Shawn pressed on: “I met you before, but you probably don’t remember, it was years ago.”
“I have a good memory,” the Champ said, interested now as well as agreeable. “Try me.”
Shawn is from the Bahamas and in his early twenties he worked security at a big resort outside Nassau. The Champ was there, in his glory days, enjoying himself in the casino. Also there was a local boxer named Buster — a big deal at home, but with no skills beyond brawling. He had the personality of a brawler too, and he decided to get in the Champ’s face, blustering, provocative. He thought he could be the man who slugged Liberty Valance. The Champ took it for a while, then knocked out four of his teeth. Uproar. Casino security moved in and hustled the Champ out by a side door, away from prying eyes and yakking mouths.
Twenty-five years later, the Champ remembered the episode, and even seemed to remember the guards who had helped him out. “Yeah, thank you, man,” he said to Shawn. Then he thought of his punch and laughed. “I knocked his teeth out!”
No wonder the Champ enjoyed the memory. He had been minding his business when Buster picked the fight. It had been a fair fight — one on one. Although he had hurt his assailant, he had not killed or permanently crippled him (you can always get false teeth). Morality was satisfied. So was manly prowess. Life had sprung a nasty little surprise, and he had handled it himself. Best of all, there had been an audience, both astonished and admiring. Shawn at the Barclays Center was an extension of that audience a quarter-century later. News had become history.

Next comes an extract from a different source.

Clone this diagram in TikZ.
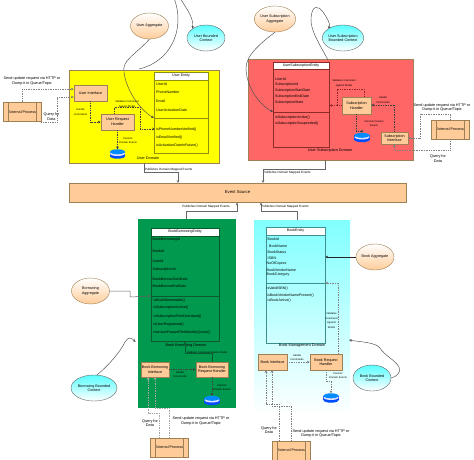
\documentclass[tikz,border=0pt]{standalone}
\usepackage{fontspec}
\setmainfont{Liberation Sans}
\usetikzlibrary{arrows.meta,shapes.geometric,calc}
\definecolor{boxorange}{HTML}{FFCC99}
\definecolor{boxedge}{HTML}{9E8055}
\definecolor{domyellow}{HTML}{FFFF00}
\definecolor{domred}{HTML}{FF6666}
\definecolor{domgreen}{HTML}{00994D}
\definecolor{domcyan}{HTML}{80FFFF}
\definecolor{edgeyellow}{HTML}{8F8F10}
\definecolor{edgered}{HTML}{8F2A2A}
\definecolor{edgegreen}{HTML}{0A5A30}
\definecolor{edgecyan}{HTML}{3F8F8F}
\tikzset{
  >={Stealth[length=2.8pt,width=2.6pt]},
  lbl/.style={inner sep=0pt, align=center, font=\fontsize{3.8}{4.7}\selectfont},
  tiny lbl/.style={inner sep=0pt, align=center, font=\fontsize{2.6}{4.6}\selectfont},
  attr/.style={inner sep=0pt, anchor=west, font=\fontsize{3.6}{4.4}\selectfont},
  domainbox/.style={draw=boxedge, line width=.5pt, inner sep=0pt},
  procbox/.style={draw=boxedge, line width=.6pt, fill=boxorange, inner sep=0pt, align=center, font=\fontsize{3.7}{4.6}\selectfont},
  entbox/.style={draw, line width=.5pt, inner sep=0pt},
  enthead/.style={draw, line width=.5pt, fill=white, inner sep=0pt, font=\fontsize{3.6}{4.4}\selectfont},
  aggr/.style={ellipse, draw=boxedge, line width=.4pt, top color=white, bottom color=boxorange, minimum width=38pt, minimum height=26pt, inner sep=0pt, align=center, font=\fontsize{3.7}{4.6}\selectfont},
  ctxt/.style={ellipse, draw=black!60, line width=.4pt, top color=cyan!65, bottom color=white, minimum width=38pt, minimum height=26pt, inner sep=0pt, align=center, font=\fontsize{3.7}{4.6}\selectfont},
  dbase/.style={inner sep=0pt, minimum width=15pt, minimum height=9pt},
  ext/.style={draw=gray, dashed, dash pattern=on 1pt off .7pt, line width=.4pt, ->},
  inner/.style={draw=black!75, dashed, dash pattern=on 1pt off .7pt, line width=.4pt, ->},
  pub/.style={draw=black!60, line width=.5pt, ->},
  curve/.style={draw=black!70, line width=.45pt, ->},
}
\begin{document}
\begin{tikzpicture}[x=1pt, y=-1pt]
  \clip (0,0) rectangle (474,460);
  \fill[white] (0,0) rectangle (474,460);

  % domains
  \node[domainbox, fill=domyellow, minimum width=150pt, minimum height=93pt] (udom) at (144,116.5) {};
  \node[domainbox, fill=domred, minimum width=165pt, minimum height=101pt] (sdom) at (330.5,109.5) {};
  \node[domainbox, fill=domgreen, draw=domgreen, minimum width=97pt, minimum height=188pt] (bdom) at (186.5,313) {};
  \node[inner sep=0pt, top color=domcyan, bottom color=white, minimum width=96pt, minimum height=195pt] (mdom) at (302,317.5) {};
  \node[procbox, minimum width=337pt, minimum height=19pt, font=\fontsize{4.2}{5}\selectfont] (evsrc) at (237.5,192.5) {Event Source};

  % user domain
  \node[entbox, draw=edgeyellow, minimum width=54pt, minimum height=81pt] (uent) at (181,112.5) {};
  \node[enthead, draw=edgeyellow, minimum width=54pt, minimum height=8pt] (uhead) at (181,76) {User Entity};
  \coordinate (usep) at (154,118);
  \draw[draw=edgeyellow, line width=.5pt] (usep) -- (usep -| uent.east);
  \foreach \txt/\yy [count=\i] in {UserId/84.5, PhoneNumber/92.5, Email/101.5, UserActivationDate/110, isPhoneNumberVerified()/129.5, isEmailVerified()/138, isActivationDateInFuture()/146}
    \node[attr] (uattr\i) at (156,\yy) {\txt};
  \node[procbox, minimum width=33pt, minimum height=16pt] (uif) at (90.5,93) {User Interface};
  \node[procbox, minimum width=33pt, minimum height=16pt] (uhdl) at (117.5,122) {User Request\\Handler};
  \node[dbase] (udb) at (117.5,154) {};
  \node[procbox, minimum width=38pt, minimum height=19pt] (uext) at (22,112) {External Process};
  \node[aggr] (uagg) at (149.5,26) {User Aggregate};
  \node[ctxt] (uctx) at (206,38) {User Bounded\\Context};
  \node[lbl] (usend) at (32,81) {Send update request via HTTP or\\Dump it in Queue/Topic};
  \node[lbl] (uqry) at (51.5,116.5) {Query for\\Data};
  \node[tiny lbl] (ucmd) at (80.5,112) {Handle\\Commands};
  \node[tiny lbl] (uval) at (127,104.5) {Validates Command\\Against Model};
  \node[tiny lbl] (uper) at (128,140.5) {Persists\\Domain Events};
  \node[lbl] (uname) at (148,158) {User Domain};
  \node[inner sep=0pt, font=\fontsize{3.1}{4}\selectfont] (upub) at (168.5,170) {Publishes Domain Mapped Events};

  \draw[ext] (uext.north) |- ($(uif.west)+(0,-4)$);
  \draw[ext] (uext.south east) -- ++(16,0) |- ($(uif.west)+(0,4)$);
  \draw[inner] (uif.south) |- (uhdl.west);
  \draw[inner] (uhdl.south) -- (udb.north);
  \draw[inner] ($(uhdl.north)+(-3,0)$) |- (140,107) |- (155,129);
  \draw[curve] (uagg.south) .. controls (135,55) and (122,60) .. (124,72) .. controls (126,90) and (140,110) .. (usep);
  \draw[curve] (139,69) .. controls (170,62) and (186,30) .. (174,-2) .. controls (176,-10) and (178,-6) .. (180,-2) .. controls (186,8) and (194,18) .. (uctx.north west);
  \draw[pub] (udom.south) |- (178,172) -- (178,183);

  % subscription domain
  \node[entbox, draw=edgered, minimum width=56pt, minimum height=85pt] (sent) at (301,104.5) {};
  \node[enthead, draw=edgered, minimum width=56pt, minimum height=7pt] (shead) at (301,65.5) {UserSubscriptionEntity};
  \coordinate (ssep) at (273,112);
  \draw[draw=edgered, line width=.5pt] (ssep) -- (ssep -| sent.east);
  \foreach \txt/\yy [count=\i] in {UserId/79, SubscriptionId/85, SubscriptionStartDate/91, SubscriptionEndDate/97, SubscriptionState/103, isSubscriptionActive()/118, isSubscriptionSuspended()/124}
    \node[attr] (sattr\i) at (275,\yy) {\txt};
  \node[procbox, minimum width=29pt, minimum height=17pt] (shdl) at (356.5,105.5) {Subscription\\Handler};
  \node[procbox, minimum width=27pt, minimum height=12pt] (sif) at (394.5,138) {Subscription\\Interface};
  \node[dbase] (sdb) at (362,137.5) {};
  \node[procbox, minimum width=38pt, minimum height=19pt] (sext) at (450,129.5) {External Process};
  \node[aggr] (sagg) at (275,19) {User Subscription\\Aggregate};
  \node[ctxt] (sctx) at (343,38) {User Subscription\\Bounded Context};
  \node[lbl] (ssend) at (442,107.5) {Send update request via HTTP or\\Dump it in Queue/Topic};
  \node[lbl] (sqry) at (438,158.5) {Query for\\Data};
  \node[tiny lbl] (scmd) at (383,100) {Handle\\Commands};
  \node[tiny lbl] (sval) at (344,83.5) {Validates Command\\Against Model};
  \node[tiny lbl] (sper) at (374,123.5) {Persists Domain\\Events};
  \node[lbl] (sname) at (330,151) {User Subscription Domain};
  \node[inner sep=0pt, font=\fontsize{3.1}{4}\selectfont] (spub) at (287,173) {Publishes Domain Mapped Events};

  \draw[ext] (sext.north) |- (420,114) |- (sif.east);
  \draw[ext] (sext.south) |- (sif.south |- 0,150) -- (sif.south);
  \draw[inner] (sif.north) |- ($(shdl.east)+(0,-.5)$);
  \draw[inner] ($(shdl.south)+(-.5,0)$) |- (sdb.north |- 0,131) -- (sdb.north);
  \draw[inner, draw=edgered] (shdl.west) -- (shdl.west -| sent.east);
  \draw[inner, draw=edgered, -] ($(shdl.north)+(7.5,0)$) |- (337,89) -- (337,105.5);
  \draw[curve] (sagg.south) .. controls (262,42) and (246,55) .. (246,68) .. controls (246,85) and (258,104) .. (ssep);
  \draw[curve] (328,60) .. controls (320,45) and (310,30) .. (311,18) .. controls (312,5) and (318,5) .. (323,12) .. controls (327,18) and (331,24) .. (sctx.north west);
  \draw[pub] (325,160) |- (263,169) -- (263,183);

  % borrowing domain
  \node[entbox, draw=edgegreen, minimum width=68pt, minimum height=113pt] (bent) at (185,284.5) {};
  \node[enthead, draw=edgegreen, minimum width=68pt, minimum height=8pt] (bhead) at (185,232) {BookBorrowingEntity};
  \coordinate (bsep) at (151,296);
  \draw[draw=edgegreen, line width=.5pt] (bsep) -- (bsep -| bent.east);
  \foreach \txt/\yy [count=\i] in {BookBorrowingId/240, BookId/251, UserId/261, SubscriptionId/270, BookBorrowStartDate/279.5, BookBorrowEndDate/286}
    \node[attr] (battr\i) at (152.5,\yy) {\txt};
  \foreach \txt/\yy [count=\i] in {isBookBorrowable()/301, isSubscriptionActive()/307.5, isSubscriptionFineOverdued()/317, isUserRegistered()/325, hasUserPassedTheMonthlyQuota()/333}
    \node[attr] (bmeth\i) at (153.5,\yy) {\txt};
  \node[procbox, minimum width=28pt, minimum height=15pt] (bif) at (155,369.5) {Book Borrowing\\Interface};
  \node[procbox, minimum width=32pt, minimum height=15pt] (bhdl) at (212,369.5) {Book Borrowing\\Request Handler};
  \node[dbase] (bdb) at (212,400.5) {};
  \node[procbox, minimum width=38pt, minimum height=19pt] (bext) at (169,447.5) {External Process};
  \node[aggr] (bagg) at (90.5,291) {Borrowing\\Aggregate};
  \node[ctxt] (bctx) at (94,388) {Borrowing Bounded\\Context};
  \node[lbl] (bsend) at (201,421) {Send update request via HTTP or\\Dump it in Queue/Topic};
  \node[lbl] (bqry) at (150,423) {Query for\\Data};
  \node[tiny lbl] (bcmd) at (180,374.5) {Handle\\Commands};
  \node[tiny lbl] (bval) at (207,353) {Validates Command Against Model};
  \node[tiny lbl] (bper) at (222,387.5) {Persists\\Domain Events};
  \node[lbl] (bname) at (186,346) {Book Borrowing Domain};
  \node[inner sep=0pt, font=\fontsize{3.1}{4}\selectfont] (bpub) at (206,207) {Publishes Domain Mapped Events};

  \draw[ext, draw=black!35] ($(bext.north)+(-10,0)$) |- (148,413) -- (148,377);
  \draw[ext, draw=black!35] (bext.north) |- (155,408) -- (155,377);
  \draw[inner] (bif.east) -- (bhdl.west);
  \draw[inner] (bhdl.south) -- (bdb.north);
  \draw[inner, draw=edgegreen, solid] (bhdl.north) |- (185,353) -- (bent.south);
  \draw[pub] (bagg.east) -| (130,297) -- (bsep);
  \draw[curve] (97,375) .. controls (110,364) and (120,352) .. (125,342) .. controls (128,337) and (131,337) .. (135.5,342);
  \draw[pub] (bdom.north) |- (237,211) -- (237,202.5);

  % book management domain
  \node[entbox, draw=edgecyan, minimum width=59pt, minimum height=116pt] (ment) at (295.5,285) {};
  \node[enthead, draw=edgecyan, minimum width=59pt, minimum height=8pt] (mhead) at (295.5,231) {BookEntity};
  \coordinate (msep) at (266,283);
  \draw[draw=edgecyan, line width=.5pt] (msep) -- (msep -| ment.east);
  \foreach \txt/\xx/\yy [count=\i] in {BookId/267.5/239, BookName/269/246, BookStatus/267.5/252, ISBN/267.5/258, NoOfCopies/266.5/264, BookVendorName/266.5/270, BookCategory/266.5/275, isValidISBN()/266.5/289, isBookVendorNamePresent()/267/295.5, isBookActive()/267.5/301}
    \node[attr] (mattr\i) at (\xx,\yy) {\txt};
  \node[procbox, minimum width=29pt, minimum height=16pt] (mif) at (272.5,362) {Book Interface};
  \node[procbox, minimum width=32pt, minimum height=16pt] (mhdl) at (326,362) {Book Request\\Handler};
  \node[dbase] (mdb) at (331,398) {};
  \node[procbox, minimum width=38pt, minimum height=19pt] (mext) at (291,450.5) {External Process};
  \node[aggr] (magg) at (375,257) {Book Aggregate};
  \node[ctxt] (mctx) at (372,378) {Book Bounded\\Context};
  \node[lbl] (msend) at (321,433.5) {Send update request via HTTP or\\Dump it in Queue/Topic};
  \node[lbl] (mqry) at (269,430) {Query for\\Data};
  \node[tiny lbl] (mcmd) at (297,357.5) {Handle\\Commands};
  \node[tiny lbl] (mval) at (331.5,320.5) {Validates\\Command\\Against\\Model};
  \node[tiny lbl] (mper) at (338,375.5) {Persists\\Domain Events};
  \node[lbl] (mname) at (302,346) {Book Management Domain};
  \node[inner sep=0pt, font=\fontsize{3.1}{4}\selectfont] (mpub) at (285,207) {Publishes Domain Mapped Events};

  \draw[ext] ($(mext.north)+(-12,0)$) |- (266,404) -- (266,370);
  \draw[ext] (mext.north) |- (272,406) -- (272,370);
  \draw[inner, draw=gray] (mif.east) -- (mhdl.west);
  \draw[inner, draw=gray] (mhdl.south) |- (mdb.north |- 0,381) -- (mdb.north);
  \draw[inner, draw=gray] (338,354) |- (msep -| ment.east);
  \draw[pub, draw=black!85] (magg.west) -- (magg.west -| ment.east);
  \draw[curve] (mctx.east) .. controls (396,377) and (402,372) .. (399,367) .. controls (395,360) and (384,355) .. (380,348) .. controls (375,342) and (360,342) .. (349,340);
  \draw[pub] (297,220) |- (261,211) -- (261,202.5);

  % bars of the external process boxes
  \foreach \e in {uext,sext,bext,mext} {
    \draw[boxedge, line width=.4pt] ($(\e.north west)+(5,0)$) -- ($(\e.south west)+(5,0)$);
    \draw[boxedge, line width=.4pt] ($(\e.north east)+(-5,0)$) -- ($(\e.south east)+(-5,0)$);
  }
  % database drums
  \foreach \d in {udb,sdb,bdb,mdb} {
    \fill[blue!70!cyan] ($(\d.south)+(0,-2.5)$) ellipse[x radius=7.5pt, y radius=2.5pt];
    \fill[blue!70!cyan] ($(\d.north west)+(0,2.5)$) rectangle ($(\d.south east)+(0,-2.5)$);
    \fill[blue!12!white] ($(\d.north)+(0,4.2)$) ellipse[x radius=7.5pt, y radius=2.5pt];
    \fill[blue!45!cyan] ($(\d.north)+(0,2.5)$) ellipse[x radius=7.5pt, y radius=2.5pt];
  }
\end{tikzpicture}
\end{document}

Officially we put less value on the physical aplomb the Champ showed than we once did. Worsting the tough guy used to be a mythic story in the biographies of leaders. George Washington did it in the Revolution, after taking command of the troops besieging Boston. Men from two regiments got into a scrap, which escalated from jeers to snowballs to biting and gouging. The commander-in-chief strode into the thick of it, grabbed the two biggest contestants by their throats, and shook them like dogs. He ended the melee, and impressed the men he led. Abraham Lincoln underwent an impromptu test of strength after he moved to Illinois as a young man, wrestling the leader of a posse of neighborhood roughs. “It was an ordeal through which all comers had to pass,” one local recalled. Lincoln’s opponent found he could not throw him without using a trick takedown; it ended with the two shaking hands and the tough guys becoming Lincoln’s earliest supporters. The Making of the President 1860.
We no longer encourage such behavior. People can get hurt; there might be doctor bills, lawsuits. Who was the last president who valued his aggressiveness and actual physical strength? Probably TR, Rough Rider and big-game hunter, who spent a lifetime compensating for childhood asthma. Seventy years later Gerald Ford was both a college-football star and a combat veteran, and yet that never penetrated the public mind. Is the atavistic tug of admiration for the man who can mix it up when he has to quite gone, though? Is the world so safe that it should be?
“Whatever happened to Buster?” I asked Shawn.
“Arrested,” he said. “Later, his girlfriend shot him.”